- [Stated problem]
Write out, exactly and only, the lines that run from the top of the records to the line with "41.4, 58.3, 92.8]". Include both ends; exclude pictures.

- [Records supplied]

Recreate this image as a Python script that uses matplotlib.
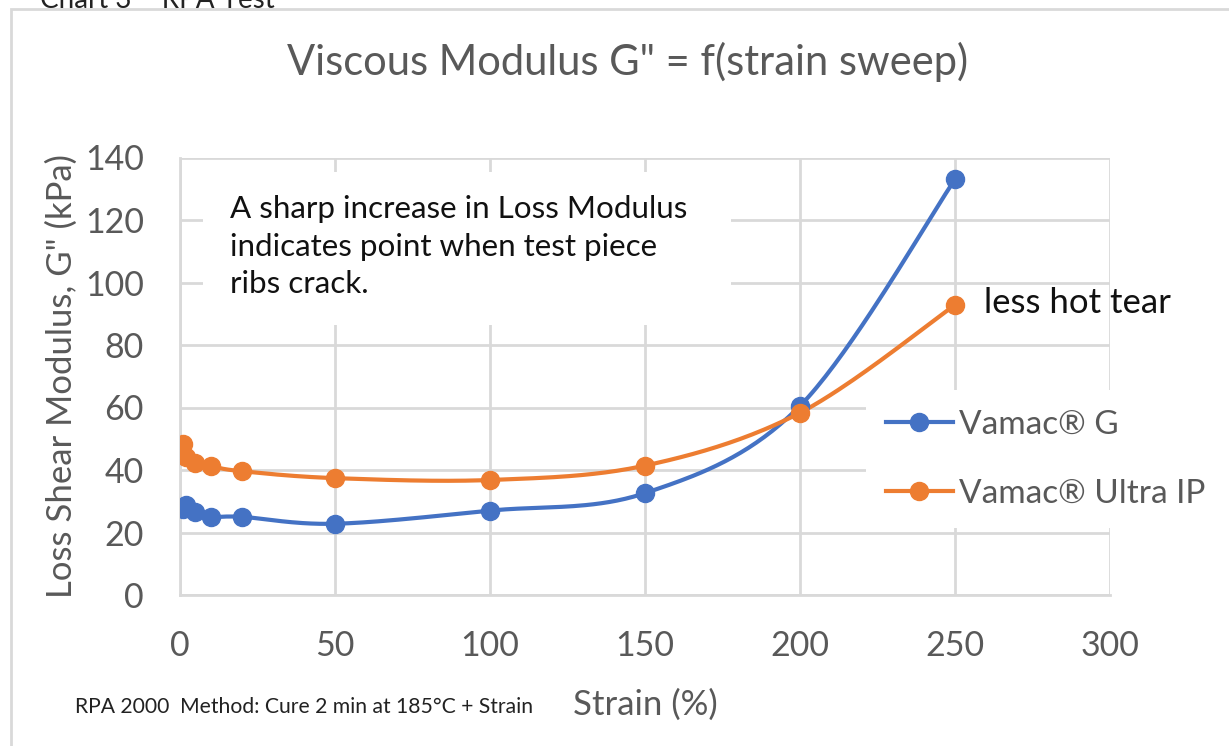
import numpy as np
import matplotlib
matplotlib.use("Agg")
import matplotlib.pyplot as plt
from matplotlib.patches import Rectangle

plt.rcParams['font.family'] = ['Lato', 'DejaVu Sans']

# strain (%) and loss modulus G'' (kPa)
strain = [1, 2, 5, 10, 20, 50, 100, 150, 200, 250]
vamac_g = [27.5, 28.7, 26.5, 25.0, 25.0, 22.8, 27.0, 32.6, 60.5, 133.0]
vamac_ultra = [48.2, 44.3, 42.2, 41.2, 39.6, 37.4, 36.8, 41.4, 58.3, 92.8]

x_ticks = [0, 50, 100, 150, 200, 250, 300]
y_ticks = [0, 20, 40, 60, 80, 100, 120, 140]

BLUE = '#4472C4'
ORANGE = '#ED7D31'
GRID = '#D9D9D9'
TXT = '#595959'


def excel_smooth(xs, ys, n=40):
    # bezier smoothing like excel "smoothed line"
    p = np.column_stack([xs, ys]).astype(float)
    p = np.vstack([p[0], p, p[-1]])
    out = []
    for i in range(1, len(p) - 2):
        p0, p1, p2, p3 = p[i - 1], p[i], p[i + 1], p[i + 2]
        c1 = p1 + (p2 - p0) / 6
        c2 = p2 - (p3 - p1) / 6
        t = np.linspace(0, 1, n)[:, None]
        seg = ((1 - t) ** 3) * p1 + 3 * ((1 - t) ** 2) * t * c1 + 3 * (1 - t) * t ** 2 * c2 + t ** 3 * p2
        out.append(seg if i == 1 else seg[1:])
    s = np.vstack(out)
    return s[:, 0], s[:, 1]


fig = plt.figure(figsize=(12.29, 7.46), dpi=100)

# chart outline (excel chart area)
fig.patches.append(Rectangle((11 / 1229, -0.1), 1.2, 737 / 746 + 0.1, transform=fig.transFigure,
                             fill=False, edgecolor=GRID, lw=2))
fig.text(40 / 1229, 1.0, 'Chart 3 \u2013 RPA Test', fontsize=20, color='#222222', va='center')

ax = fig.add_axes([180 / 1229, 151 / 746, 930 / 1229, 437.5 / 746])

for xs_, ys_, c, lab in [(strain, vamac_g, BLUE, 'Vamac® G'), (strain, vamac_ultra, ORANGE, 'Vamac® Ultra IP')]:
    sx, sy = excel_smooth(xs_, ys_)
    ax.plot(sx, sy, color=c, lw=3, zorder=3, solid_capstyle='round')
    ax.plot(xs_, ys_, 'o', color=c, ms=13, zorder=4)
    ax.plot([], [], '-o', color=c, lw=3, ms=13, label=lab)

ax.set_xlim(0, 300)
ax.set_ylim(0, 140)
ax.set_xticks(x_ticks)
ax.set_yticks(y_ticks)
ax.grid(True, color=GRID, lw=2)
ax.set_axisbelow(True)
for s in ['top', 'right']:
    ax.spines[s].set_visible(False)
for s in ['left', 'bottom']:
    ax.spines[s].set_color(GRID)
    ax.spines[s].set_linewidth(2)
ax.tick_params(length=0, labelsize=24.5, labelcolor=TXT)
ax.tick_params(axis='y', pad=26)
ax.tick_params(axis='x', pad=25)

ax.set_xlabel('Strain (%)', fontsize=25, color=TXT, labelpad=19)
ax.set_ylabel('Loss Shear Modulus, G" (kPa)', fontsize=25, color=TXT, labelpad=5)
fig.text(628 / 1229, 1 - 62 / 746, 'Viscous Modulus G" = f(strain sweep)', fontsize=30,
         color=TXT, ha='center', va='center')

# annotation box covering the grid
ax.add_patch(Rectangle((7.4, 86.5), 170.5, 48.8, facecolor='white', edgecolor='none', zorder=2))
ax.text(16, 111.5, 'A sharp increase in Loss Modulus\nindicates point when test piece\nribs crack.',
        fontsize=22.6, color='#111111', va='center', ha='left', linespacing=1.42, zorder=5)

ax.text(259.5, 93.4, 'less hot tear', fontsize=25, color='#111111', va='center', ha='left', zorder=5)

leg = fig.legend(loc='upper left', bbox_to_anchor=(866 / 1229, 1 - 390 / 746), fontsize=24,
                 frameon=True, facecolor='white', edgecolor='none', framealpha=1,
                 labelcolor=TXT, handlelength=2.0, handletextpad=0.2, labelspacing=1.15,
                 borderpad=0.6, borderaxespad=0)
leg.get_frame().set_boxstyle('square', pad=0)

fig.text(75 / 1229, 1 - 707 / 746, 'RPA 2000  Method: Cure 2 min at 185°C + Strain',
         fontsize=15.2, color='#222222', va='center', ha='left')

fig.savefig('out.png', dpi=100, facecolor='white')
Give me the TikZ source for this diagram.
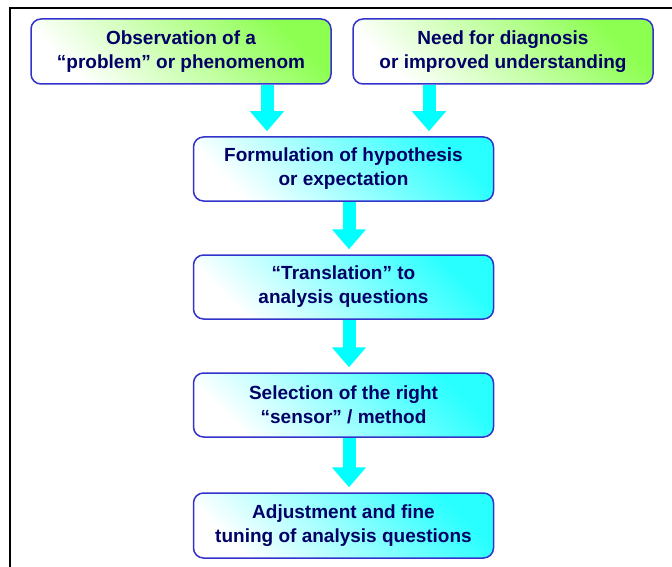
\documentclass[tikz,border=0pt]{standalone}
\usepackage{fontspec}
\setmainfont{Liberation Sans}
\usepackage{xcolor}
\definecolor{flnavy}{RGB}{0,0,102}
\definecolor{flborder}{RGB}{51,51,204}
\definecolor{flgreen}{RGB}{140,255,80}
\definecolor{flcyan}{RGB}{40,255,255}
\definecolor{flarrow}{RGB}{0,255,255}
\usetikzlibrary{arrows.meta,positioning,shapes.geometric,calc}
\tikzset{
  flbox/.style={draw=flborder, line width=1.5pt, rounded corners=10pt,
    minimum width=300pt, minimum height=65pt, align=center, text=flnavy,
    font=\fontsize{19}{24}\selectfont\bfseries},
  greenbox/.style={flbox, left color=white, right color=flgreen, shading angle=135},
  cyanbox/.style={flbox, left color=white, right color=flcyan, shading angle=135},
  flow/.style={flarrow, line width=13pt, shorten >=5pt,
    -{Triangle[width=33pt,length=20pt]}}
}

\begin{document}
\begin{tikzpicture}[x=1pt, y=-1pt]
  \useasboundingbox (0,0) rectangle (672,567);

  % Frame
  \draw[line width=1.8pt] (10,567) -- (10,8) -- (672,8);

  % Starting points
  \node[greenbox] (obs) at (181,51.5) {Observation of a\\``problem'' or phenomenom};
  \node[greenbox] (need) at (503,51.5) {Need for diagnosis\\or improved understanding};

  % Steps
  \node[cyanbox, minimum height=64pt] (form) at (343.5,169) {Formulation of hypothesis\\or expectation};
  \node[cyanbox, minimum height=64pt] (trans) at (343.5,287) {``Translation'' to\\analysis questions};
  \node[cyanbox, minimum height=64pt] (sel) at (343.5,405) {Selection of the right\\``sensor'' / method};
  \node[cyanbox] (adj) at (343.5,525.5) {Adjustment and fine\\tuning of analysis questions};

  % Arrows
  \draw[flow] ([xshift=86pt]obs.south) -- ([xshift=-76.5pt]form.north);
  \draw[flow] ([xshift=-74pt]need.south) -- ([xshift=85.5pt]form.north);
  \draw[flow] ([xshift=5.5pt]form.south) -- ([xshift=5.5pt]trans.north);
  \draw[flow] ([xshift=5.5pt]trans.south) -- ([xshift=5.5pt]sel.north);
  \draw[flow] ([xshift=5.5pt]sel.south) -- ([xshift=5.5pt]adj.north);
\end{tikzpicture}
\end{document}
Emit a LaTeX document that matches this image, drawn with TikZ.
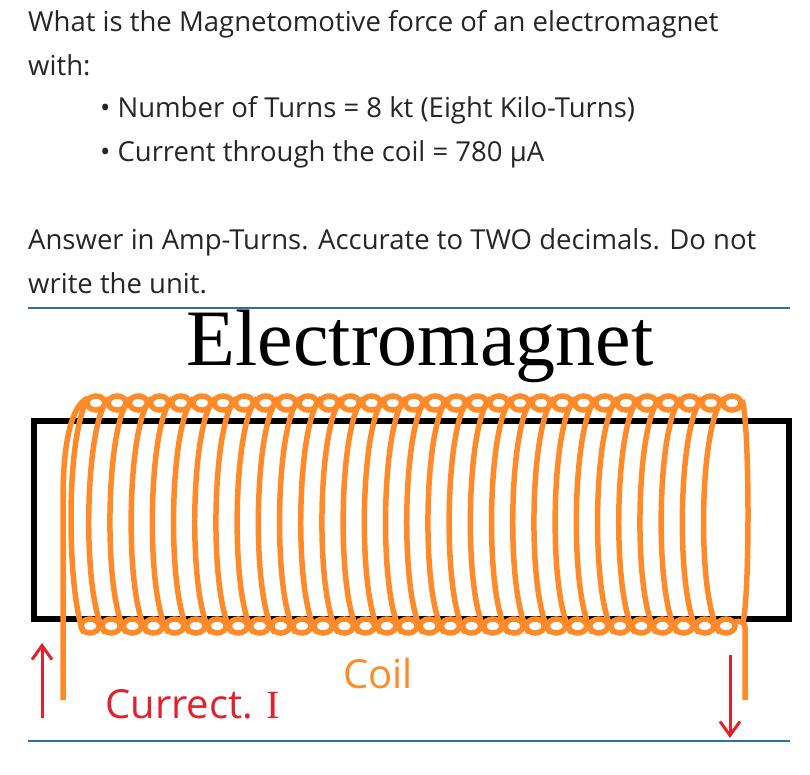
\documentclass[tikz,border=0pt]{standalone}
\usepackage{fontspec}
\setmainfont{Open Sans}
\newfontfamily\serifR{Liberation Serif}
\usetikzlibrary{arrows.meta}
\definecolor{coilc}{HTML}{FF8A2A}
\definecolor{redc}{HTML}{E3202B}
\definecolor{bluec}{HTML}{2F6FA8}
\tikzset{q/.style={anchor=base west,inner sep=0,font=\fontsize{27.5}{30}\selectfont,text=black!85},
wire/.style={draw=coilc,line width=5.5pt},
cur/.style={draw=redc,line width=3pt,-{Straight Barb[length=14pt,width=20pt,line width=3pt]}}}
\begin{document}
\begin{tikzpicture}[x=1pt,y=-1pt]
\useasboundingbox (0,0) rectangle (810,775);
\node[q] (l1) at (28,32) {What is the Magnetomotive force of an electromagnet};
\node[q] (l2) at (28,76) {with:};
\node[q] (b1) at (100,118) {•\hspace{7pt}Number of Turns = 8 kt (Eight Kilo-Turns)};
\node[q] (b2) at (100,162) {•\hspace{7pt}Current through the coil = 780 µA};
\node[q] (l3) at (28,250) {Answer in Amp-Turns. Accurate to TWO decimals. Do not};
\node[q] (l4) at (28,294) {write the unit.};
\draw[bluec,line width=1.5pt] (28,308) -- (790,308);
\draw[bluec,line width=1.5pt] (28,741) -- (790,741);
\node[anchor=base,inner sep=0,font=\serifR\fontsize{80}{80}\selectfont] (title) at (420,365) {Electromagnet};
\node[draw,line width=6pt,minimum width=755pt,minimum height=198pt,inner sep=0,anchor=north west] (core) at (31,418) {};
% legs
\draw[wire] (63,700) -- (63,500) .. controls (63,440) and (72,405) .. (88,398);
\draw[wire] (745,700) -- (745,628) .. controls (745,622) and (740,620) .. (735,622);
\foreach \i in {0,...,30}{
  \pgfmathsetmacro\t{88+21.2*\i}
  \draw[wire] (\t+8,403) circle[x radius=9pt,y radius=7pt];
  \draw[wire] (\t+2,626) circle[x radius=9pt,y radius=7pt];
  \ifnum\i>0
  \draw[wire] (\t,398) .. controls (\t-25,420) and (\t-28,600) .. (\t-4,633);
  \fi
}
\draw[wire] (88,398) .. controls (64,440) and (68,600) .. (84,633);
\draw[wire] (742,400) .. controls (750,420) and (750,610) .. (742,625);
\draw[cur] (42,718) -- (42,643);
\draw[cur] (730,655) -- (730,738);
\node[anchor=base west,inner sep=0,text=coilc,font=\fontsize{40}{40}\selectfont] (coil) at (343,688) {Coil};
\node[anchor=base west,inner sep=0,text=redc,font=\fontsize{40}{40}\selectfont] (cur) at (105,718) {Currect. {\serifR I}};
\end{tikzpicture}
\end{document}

- [Response to this exercise]
Recreate this image as a Python script that uses matplotlib.
import numpy as np
import matplotlib
matplotlib.use("Agg")
import matplotlib.pyplot as plt
from matplotlib.patches import Rectangle

plt.rcParams['font.family'] = ['Lato', 'DejaVu Sans']

# strain (%) and loss modulus G'' (kPa)
strain = [1, 2, 5, 10, 20, 50, 100, 150, 200, 250]
vamac_g = [27.5, 28.7, 26.5, 25.0, 25.0, 22.8, 27.0, 32.6, 60.5, 133.0]
vamac_ultra = [48.2, 44.3, 42.2, 41.2, 39.6, 37.4, 36.8, 41.4, 58.3, 92.8]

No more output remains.